The theory of complex systems has captured the imagination of many people who think about the past and future of societies. The notion that societies may be thought of as Complex Adaptive Systems (CAS) is certainly compelling. CAS are made up of many interacting elements, each following its own local behavioral rules, which includes an ability to learn. A frequently-cited feature of CAS that is relevant to social dynamics is that CAS can shift abruptly from one regime to another. However, writing as a policy analyst who studies socioeconomic scenarios, this feature does not provide much guidance when thinking about societies. Instead, I would propose that the most important lessons to learn from CAS are that structure is not fundamental, and is inherently fuzzy.
Some very brief background:
In CAS, structure arises from local dynamics, so the structure is not fundamental – the local dynamical rules are. When the system settles down into a steady pattern, it moves rapidly between a large number of qualitatively similar states. Having a large number of states helps to stabilize the system and permits it to evolve, so fluctuations are not only unavoidable, they are crucial for the viability of the system. Hence structure is not fundamental in CAS, and is inherently fuzzy.
Since structure is not fundamental, CAS have one structure rather than another partly for historical reasons and partly because of additional factors that influence the system. Any structure consistent with the underlying dynamics and the prevailing additional factors is possible. As the influencing factors change, CAS can exhibit abrupt shifts from one qualitative regime to another. (In the case of societies or communities, an example of this would be a shift from extensive to intensive cultivation as population density increased.)
There are several reasons why the “abrupt change” feature of CAS is less compelling than the more pedestrian idea that structure is not fundamental, and fuzzy.

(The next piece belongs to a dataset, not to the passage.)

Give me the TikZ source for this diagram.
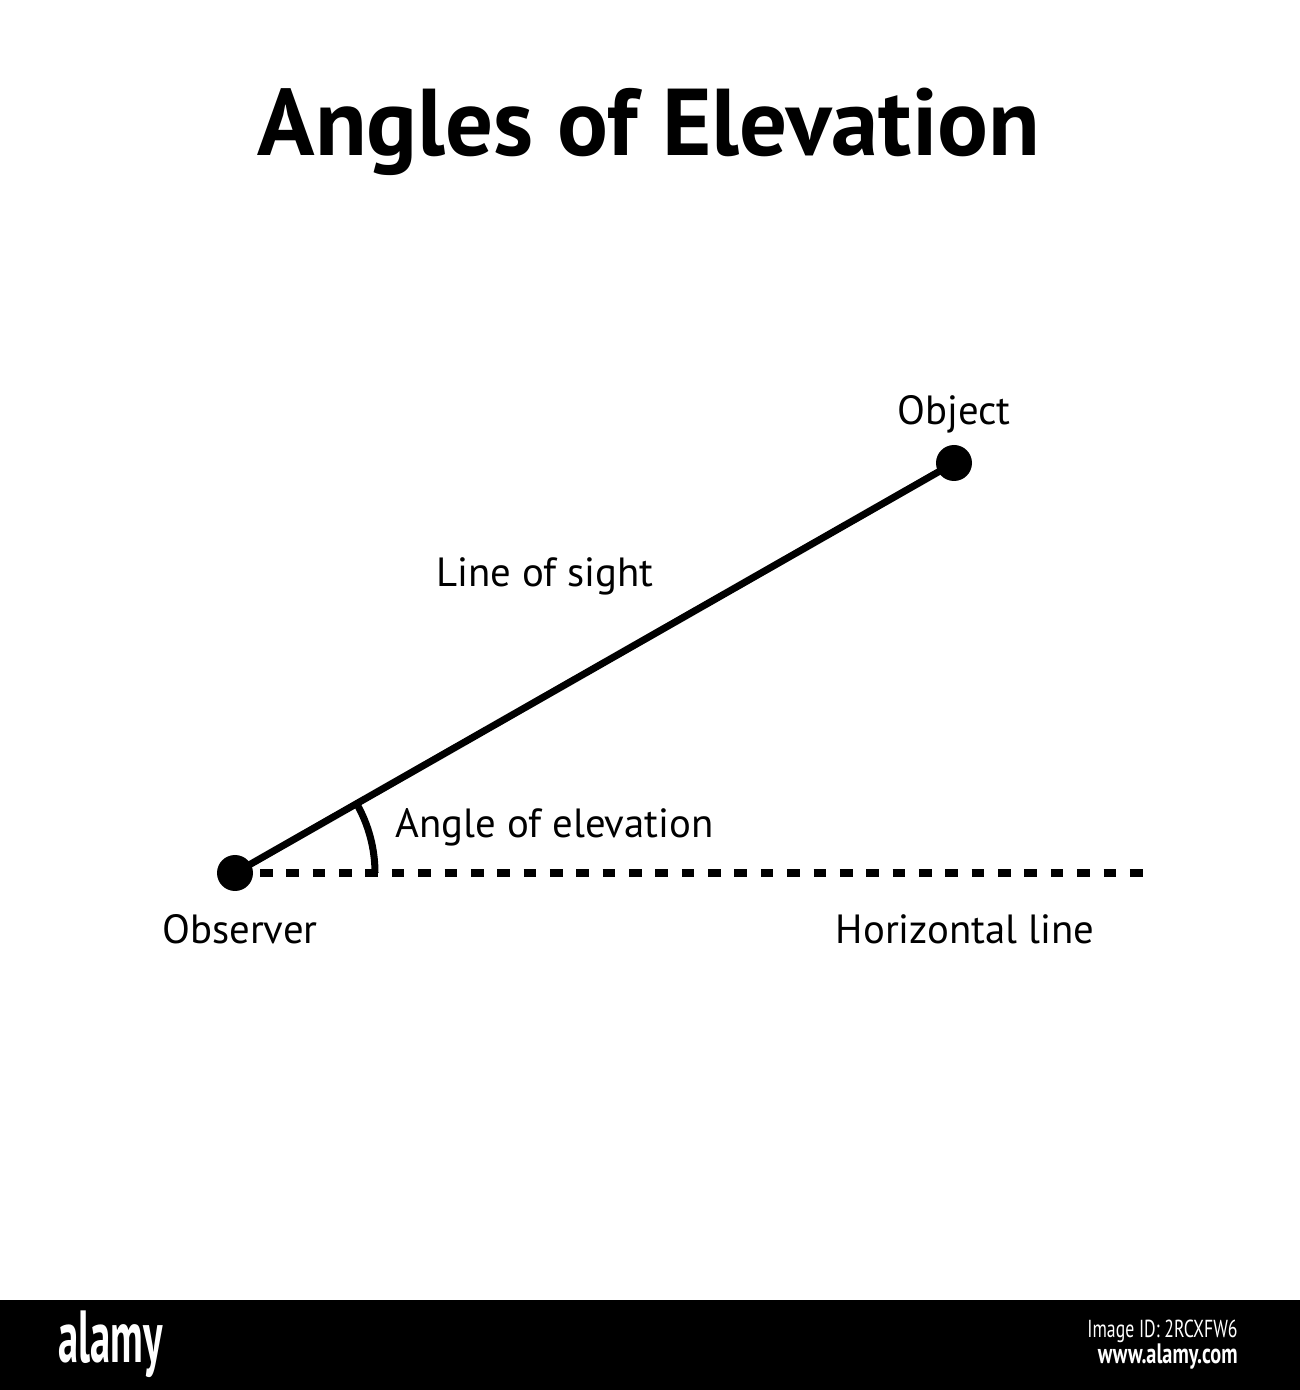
\documentclass[tikz,border=0pt]{standalone}
\usepackage{fontspec}
\setmainfont{PT Sans}
\usepackage{tikz}
\usetikzlibrary{positioning,calc}

\begin{document}
\begin{tikzpicture}[
dot/.style={circle, fill, minimum size = 3.6mm, inner sep = 0pt},
lbl/.style={font=\fontsize{11.6}{13}\selectfont, inner sep = 0pt},
sight/.style={line width = 2pt},
horiz/.style={line width = 2pt, dash pattern = on 3.6pt off 3.9pt}]
\useasboundingbox (0,0) rectangle (13,13.9);
\node[font=\fontsize{27}{32}\selectfont\bfseries] (title) at (6.49,12.58) {Angles of Elevation};
\node[dot] (obs) at (2.35,5.17) {};
\node[dot] (obj) at (9.54,9.27) {};
\coordinate (hstart) at (2.60,5.17);
\coordinate (hend) at (11.43,5.17);
\node[lbl] (objlbl) at (9.54,9.76) {Object};
\node[lbl] (sightlbl) at (5.45,8.14) {Line of sight};
\node[lbl, anchor = west] (anglbl) at (3.95,5.63) {Angle of elevation};
\node[lbl] (obslbl) at (2.40,4.61) {Observer};
\node[lbl] (horlbl) at (9.65,4.61) {Horizontal line};
\draw[sight] (obs.center) -- (obj.center);
\draw[horiz] (hstart) -- (hend);
\draw[sight] ($(obs.center)+(1.40,0)$) arc[start angle = 0, end angle = 29.7, radius = 1.40];
% stock bar
\fill[black] (0,0) rectangle (13,0.90);
\node[white, font=\fontsize{21}{23}\selectfont\bfseries, anchor = west] (brand) at (0.46,0.46) {\scalebox{0.55}[1]{alamy}};
\node[white, font=\fontsize{7}{8}\selectfont, anchor = east] (imgid) at (12.50,0.59) {\scalebox{0.72}[1]{Image ID: 2RCXFW6}};
\node[white, font=\fontsize{8}{9}\selectfont\bfseries, anchor = east] (site) at (12.50,0.33) {\scalebox{0.72}[1]{www.alamy.com}};
\end{tikzpicture}
\end{document}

First, in many cases, the assumption that the structure is fixed and unchanging is an excellent approximation. While it is important to bear in mind that the structure can change (because it is not fundamental), it is nevertheless analytically useful. Second, the meaning of “abrupt” depends on the relevant time-scales. In the case of societies, an “abrupt” change may take more than one generation to play itself out. Third, the particular parameter value that might trigger a change is unknown for social systems. Without knowing where the threshold lies and how long the change can take to occur, the “abrupt change” picture is not analytically fruitful. Fourth, much of what people experience in their lives as wrenching change is actually within the bounds of normal fluctuation. It is common enough to suppose that some event has “changed everything,” and in some sense that may be true, but not in the sense that society has shifted from one qualitatively distinct state to another. Many social structures are remarkably stable. Fifth, and finally, it is very difficult to say what structures are compatible with the underlying dynamics of the interacting parts of society, because these are very imperfectly understood. For all these reasons, the idea that societies and communities, as CAS, may exhibit abrupt changes in structure is not very informative for practical analytical work.
Starting instead with the idea that structure is not fundamental and is inherently fuzzy can, on the other hand, inform practical work. It leads to three concrete recommendations for the analyst:
- Do not take existing social structures for granted.
- Look for historical examples of change in social structure as part of your analysis.
- Accept variability as both inescapable and necessary for the viability of societies and communities and incorporate it into your analysis.
These observations are less dramatic, but perhaps more useful, than the picture of CAS leaping from one state to another.